Optimal Bounds for Open Addressing Without Reordering

5 points by cyplo


davmac

Having spent a bit of time dissecting the paper recently, my take is that it’s not as exciting as it might first sound. It does present a technique with improved complexity for hash table lookups but that complexity is expressed in terms of the inverse of the “sparsity” (expressed via the delta symbol within the paper) of the hashtable, not in terms of the number of elements in the table. I.e. intuitively a more densely populated backing array would lead to worse lookup times, but they have a technique which is O(1).

Practical use of hash tables though generally puts a bound on the load factor; if the load factor would increase beyond a certain bound, then the array size is doubled (thus halving the load) and items are rehashed, which has an amortized O(1) cost. With the load factor bounded by a constant in this way, the inverse of the sparsity is therefore also bounded by a constant, and therefore the lookup time is effectively O(1) anyway.

There’s also no allowance for dynamic hash tables (where items are added and removed over time).

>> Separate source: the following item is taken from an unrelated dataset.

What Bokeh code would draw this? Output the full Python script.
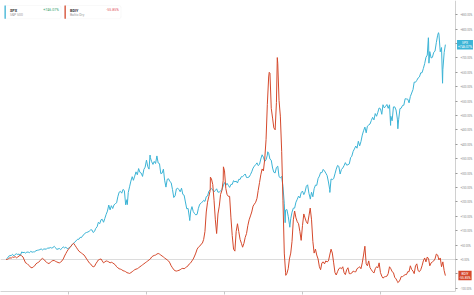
import numpy as np
import pandas as pd
from bokeh.plotting import figure
from bokeh.models import (Range1d, Label, BoxAnnotation, SingleIntervalTicker,
                          PrintfTickFormatter, FixedTicker, ColumnDataSource)
from bokeh.embed import file_html
from bokeh.resources import INLINE

# ---------------- data (month-end levels, Dec 1990 .. Feb 2019) ----------------
spx_levels = [
    330.2,
    343.9, 367.1, 375.2, 375.3, 389.8, 371.2, 387.8, 395.4, 387.9, 392.5, 375.2, 417.1,
    408.8, 412.7, 403.7, 414.9, 415.4, 408.1, 424.2, 414.0, 417.8, 418.7, 431.4, 435.7,
    438.8, 443.4, 451.7, 440.2, 450.2, 450.5, 448.1, 463.6, 458.9, 467.8, 461.8, 466.5,
    481.6, 467.1, 445.8, 451.0, 456.5, 444.3, 458.3, 475.5, 462.7, 472.4, 454.0, 459.3,
    470.4, 487.4, 500.7, 514.7, 533.4, 544.8, 562.1, 561.9, 584.4, 581.5, 605.4, 615.9,
    636.0, 640.4, 645.5, 654.2, 669.1, 670.6, 639.9, 652.0, 687.3, 705.3, 757.0, 740.7,
    786.2, 791.0, 757.1, 801.3, 848.3, 885.1, 954.3, 899.5, 947.3, 914.6, 955.4, 970.4,
    980.3, 1049.3, 1101.8, 1111.8, 1090.8, 1133.8, 1120.7, 957.3, 1017.0, 1098.7, 1163.6, 1229.2,
    1279.6, 1238.3, 1286.4, 1335.2, 1301.8, 1372.7, 1328.7, 1320.4, 1282.7, 1362.9, 1389.0, 1469.3,
    1394.5, 1366.4, 1498.6, 1452.4, 1420.6, 1454.6, 1430.8, 1517.7, 1436.5, 1429.4, 1315.2, 1320.3,
    1366.0, 1239.9, 1160.3, 1249.5, 1255.8, 1224.4, 1211.2, 1133.6, 1040.9, 1059.8, 1139.5, 1148.1,
    1130.2, 1106.7, 1147.4, 1076.9, 1067.1, 989.8, 911.6, 916.1, 815.3, 885.8, 936.3, 879.8,
    855.7, 841.2, 848.2, 916.9, 963.6, 974.5, 990.3, 1008.0, 996.0, 1050.7, 1058.2, 1111.9,
    1131.1, 1144.9, 1126.2, 1107.3, 1120.7, 1140.8, 1101.7, 1104.2, 1114.6, 1130.2, 1173.8, 1211.9,
    1181.3, 1203.6, 1180.6, 1156.9, 1191.5, 1191.3, 1234.2, 1220.3, 1228.8, 1207.0, 1249.5, 1248.3,
    1280.1, 1280.7, 1294.9, 1310.6, 1270.1, 1270.2, 1276.7, 1303.8, 1335.9, 1377.9, 1400.6, 1418.3,
    1438.2, 1406.8, 1420.9, 1482.4, 1530.6, 1503.4, 1455.3, 1474.0, 1526.8, 1549.4, 1481.1, 1468.4,
    1378.6, 1330.6, 1322.7, 1385.6, 1400.4, 1280.0, 1267.4, 1282.8, 1166.4, 968.8, 896.2, 903.3,
    825.9, 735.1, 797.9, 872.8, 919.1, 919.3, 987.5, 1020.6, 1057.1, 1036.2, 1095.6, 1115.1,
    1073.9, 1104.5, 1169.4, 1186.7, 1089.4, 1030.7, 1101.6, 1049.3, 1141.2, 1183.3, 1180.6, 1257.6,
    1286.1, 1327.2, 1325.8, 1363.6, 1345.2, 1320.6, 1292.3, 1218.9, 1131.4, 1253.3, 1247.0, 1257.6,
    1312.4, 1365.7, 1408.5, 1397.9, 1310.3, 1362.2, 1379.3, 1406.6, 1440.7, 1412.2, 1416.2, 1426.2,
    1498.1, 1514.7, 1569.2, 1597.6, 1630.7, 1606.3, 1685.7, 1633.0, 1681.6, 1756.5, 1805.8, 1848.4,
    1782.6, 1859.5, 1872.3, 1883.9, 1923.6, 1960.2, 1930.7, 2003.4, 1972.3, 2018.1, 2067.6, 2058.9,
    1995.0, 2104.5, 2067.9, 2085.5, 2107.4, 2063.1, 2103.8, 1972.2, 1920.0, 2079.4, 2080.4, 2043.9,
    1940.2, 1932.2, 2059.7, 2065.3, 2096.9, 2098.9, 2173.6, 2170.9, 2168.3, 2126.2, 2199.0, 2238.8,
    2278.9, 2363.6, 2362.7, 2384.2, 2411.8, 2423.4, 2470.3, 2471.7, 2519.4, 2575.3, 2647.6, 2673.6,
    2823.8, 2713.8, 2640.9, 2648.1, 2705.3, 2718.4, 2816.3, 2901.5, 2914.0, 2711.7, 2760.2, 2506.9,
    2704.1, 2793.7,
]
spx_extra_dates = ["1998-10-08", "2000-03-24", "2002-10-09", "2007-10-09", "2008-11-20",
                   "2009-03-09", "2010-07-02", "2011-10-03", "2015-08-25", "2016-02-11",
                   "2018-01-26", "2018-02-08", "2018-09-20", "2018-12-24"]
spx_extra_levels = [959.4, 1527.5, 776.8, 1565.2, 752.4, 700.0, 1022.6, 1099.2, 1867.6,
                    1829.1, 2872.9, 2581.0, 2930.8, 2351.1]

bdi_levels = [
    1472,
    1480, 1520, 1560, 1540, 1600, 1580, 1620, 1560, 1600, 1650, 1700, 1660,
    1600, 1450, 1300, 1270, 1200, 1150, 1060, 1050, 1100, 1150, 1250, 1300,
    1330, 1400, 1480, 1530, 1480, 1400, 1350, 1280, 1270, 1320, 1380, 1420,
    1420, 1380, 1350, 1320, 1300, 1340, 1400, 1500, 1650, 1780, 1900, 2000,
    2080, 2150, 2250, 2300, 2200, 2100, 2000, 1900, 1850, 1800, 1750, 1700,
    1600, 1500, 1400, 1300, 1250, 1150, 1100, 1120, 1250, 1350, 1450, 1480,
    1500, 1400, 1300, 1350, 1400, 1380, 1350, 1300, 1330, 1300, 1250, 1200,
    1100, 1050, 1000, 980, 950, 900, 880, 850, 800, 780, 760, 800,
    850, 900, 950, 980, 1000, 1050, 1100, 1150, 1200, 1250, 1300, 1350,
    1400, 1450, 1500, 1600, 1650, 1680, 1700, 1750, 1780, 1750, 1700, 1650,
    1600, 1550, 1500, 1450, 1400, 1300, 1150, 1050, 950, 900, 880, 900,
    920, 950, 1000, 1020, 1000, 1050, 1100, 1150, 1250, 1300, 1400, 1500,
    1650, 1800, 2000, 2100, 2150, 2250, 2300, 2500, 2900, 3900, 4400, 4700,
    5000, 5600, 5300, 4500, 3500, 2800, 3800, 4200, 4800, 5000, 5500, 6000,
    5100, 4800, 4700, 4700, 3600, 2700, 2000, 1900, 2900, 3300, 2900, 2500,
    2300, 2100, 2300, 2600, 2800, 3200, 3500, 3700, 3900, 4200, 4300, 4400,
    4600, 5000, 5400, 5800, 6100, 6000, 6600, 7600, 9400, 10800, 11000, 9200,
    8700, 8200, 8100, 9500, 11500, 9600, 8800, 7000, 4500, 1800, 820, 760,
    1000, 1500, 1800, 2400, 3500, 3950, 3600, 3400, 3300, 2900, 2450, 3200,
    3800, 3600, 3400, 3300, 3700, 4100, 3500, 2400, 1800, 2000, 1700, 1500,
    1100, 950, 1300, 1350, 1250, 1400, 1350, 1400, 1700, 2000, 1800, 1300,
    800, 680, 850, 1000, 1050, 1000, 1100, 800, 700, 950, 1050, 750,
    750, 780, 880, 850, 840, 1000, 1050, 1100, 1000, 1300, 1700, 2150,
    1250, 1150, 1400, 1050, 950, 850, 780, 1000, 1100, 1050, 1300, 800,
    620, 520, 580, 600, 620, 750, 1100, 1000, 850, 800, 560, 480,
    350, 320, 420, 600, 600, 650, 700, 700, 850, 850, 1150, 960,
    880, 750, 1150, 1250, 900, 850, 950, 1150, 1400, 1550, 1350, 1600,
    1500, 1150, 1300, 1350, 1400, 1500, 1750, 1700, 1450, 1550, 1100, 1350,
    900, 650,
]
bdi_extra_dates = ["2004-02-05", "2004-12-06", "2007-11-13", "2008-05-20", "2008-12-05", "2016-02-10"]
bdi_extra_levels = [5681, 6208, 11039, 11793, 663, 290]

series_names = ["SPX", "BDIY"]
series_desc = ["S&P 500", "Baltic Dry"]
series_change = ["+746.07%", "-55.85%"]
x_tick_dates = ["1995-01-01", "2000-01-01", "2005-01-01", "2010-01-01", "2015-01-01"]

CYAN = "#3cb4d6"
RED = "#d5492c"
FONT = "Roboto"

# ---------------- build series ----------------
months = np.arange(np.datetime64("1990-12"), np.datetime64("2019-03"), dtype="datetime64[M]")
month_end = (months + 1).astype("datetime64[D]") - np.timedelta64(1, "D")


def build(levels, extra_dates, extra_levels):
    d = np.concatenate([month_end, np.array(extra_dates, dtype="datetime64[D]")])
    v = np.concatenate([np.array(levels, dtype=float), np.array(extra_levels, dtype=float)])
    o = np.argsort(d, kind="stable")
    d, v = d[o], v[o]
    pct = (v / levels[0] - 1.0) * 100.0
    return ColumnDataSource(dict(x=d.astype("datetime64[ms]"), y=pct)), pct


spx_src, spx_pct = build(spx_levels, spx_extra_dates, spx_extra_levels)
bdi_src, bdi_pct = build(bdi_levels, bdi_extra_dates, bdi_extra_levels)

x0 = pd.Timestamp("1990-08-22")
x_axis_pos = pd.Timestamp("2019-10-23")       # where the price scale sits
FW_PLOT, FW, FH = 455.0, 474.0, 291.0
x_end = x0 + (x_axis_pos - x0) * (FW / FW_PLOT)
y0, y1 = -111.1, 899.3

p = figure(width=474, height=295, x_axis_type="datetime", y_axis_location="right",
           x_range=Range1d(x0, x_end), y_range=Range1d(y0, y1),
           output_backend="svg", toolbar_location=None,
           min_border_left=0, min_border_top=0, min_border_right=0, min_border_bottom=4)
p.grid.visible = False
p.outline_line_color = None
p.background_fill_color = "white"

# x axis
xa = p.xaxis[0]
xa.ticker = FixedTicker(ticks=[pd.Timestamp(d).value / 1e6 for d in x_tick_dates])
xa.bounds = (x0.value / 1e6, x_axis_pos.value / 1e6)
xa.axis_line_color = "#d4d4d4"
xa.major_tick_line_color = "#c8c8c8"
xa.major_tick_in = 0
xa.major_tick_out = 3
xa.minor_tick_line_color = None
xa.major_label_text_font_size = "1px"
xa.major_label_text_alpha = 0
xa.major_label_standoff = 0

# y axis (price scale), fixed at the right edge of the plotting area
ya = p.yaxis[0]
ya.fixed_location = x_axis_pos.value / 1e6
ya.ticker = SingleIntervalTicker(interval=50, num_minor_ticks=0)
ya.formatter = PrintfTickFormatter(format="%+.2f%%")
ya.axis_line_color = "#d0d0d0"
ya.major_tick_line_color = "#999999"
ya.major_tick_in = 0
ya.major_tick_out = 2
ya.minor_tick_line_color = None
ya.major_label_text_font_size = "2.7px"
ya.major_label_text_color = "#8a8a8a"
ya.major_label_text_font = FONT
ya.major_label_standoff = 3

# zero line
p.line([x0, x_axis_pos], [0, 0], line_color="#dcdcdc", line_width=1)

p.line("x", "y", source=spx_src, line_color=CYAN, line_width=1)
p.line("x", "y", source=bdi_src, line_color=RED, line_width=1)

# value tags on the price scale
for pct, col, name, chg in [(spx_pct, CYAN, series_names[0], series_change[0]),
                            (bdi_pct, RED, series_names[1], series_change[1])]:
    p.add_layout(Label(x=x_axis_pos, y=pct[-1], text=f"{name}\n{chg}", x_offset=9.5,
                       text_align="center", text_baseline="middle",
                       text_font=FONT, text_font_size="3.2px", text_color="white",
                       text_line_height=1.0,
                       background_fill_color=col, background_fill_alpha=1.0, padding=1))


# legend boxes at top left
def px_x(px):
    return x0 + (x_end - x0) * (px / FW)


def px_y(py):
    return y1 - (y1 - y0) * (py / FH)


for i, (col, chg_col) in enumerate([(CYAN, "#2f9e6b"), (RED, "#e25563")]):
    L = 4 + 60 * i
    R = L + 56.5
    p.add_layout(BoxAnnotation(left=px_x(L), right=px_x(R), top=px_y(5), bottom=px_y(18.3),
                               fill_color="white", fill_alpha=1, line_color="#e2e2e2",
                               line_width=0.7, border_radius=2))
    p.add_layout(BoxAnnotation(left=px_x(L), right=px_x(L + 1.3), top=px_y(5), bottom=px_y(18.3),
                               fill_color=col, fill_alpha=1, line_color=None))
    p.add_layout(Label(x=px_x(L + 5.5), y=px_y(9.8), text=series_names[i], text_font=FONT,
                       text_font_size="3.8px", text_font_style="bold", text_color="#333333",
                       text_baseline="middle"))
    p.add_layout(Label(x=px_x(L + 5.5), y=px_y(14.4), text=series_desc[i], text_font=FONT,
                       text_font_size="3.4px", text_color="#9a9a9a", text_baseline="middle"))
    p.add_layout(Label(x=px_x(R - 2), y=px_y(9.8), text=series_change[i], text_font=FONT,
                       text_font_size="3.6px", text_color=chg_col, text_baseline="middle",
                       text_align="right"))

open("out.html", "w").write(file_html(p, INLINE))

It’s more about building a hash table as a one-off that is then used for a large number of lookups, which will remain fast even the table is heavily loaded.

So, if my understanding is correct, the technique they present has limited significance. It might allow, for example, constructing more densely populated (and therefore less memory-consuming) hash tables which are then used for a large number of lookups, although there are known existing techniques which are probably on the same level anyway (it’s possible to spend a little extra effort during item insertion to reduce the average lookup time, i.e. the “reordering” that the paper title alludes to). It’s not as exciting as “we can now improve the performance of all hash tables” for example. I’m still reading through the 2nd theorem though, so I guess there might be something slightly more interesting in that.

cyplo

New hash tables just dropped.

fanf

previously

snej

A page into section 2 my eyes started glazing over at all the math notation. I hope someone writes an explainer for this paper!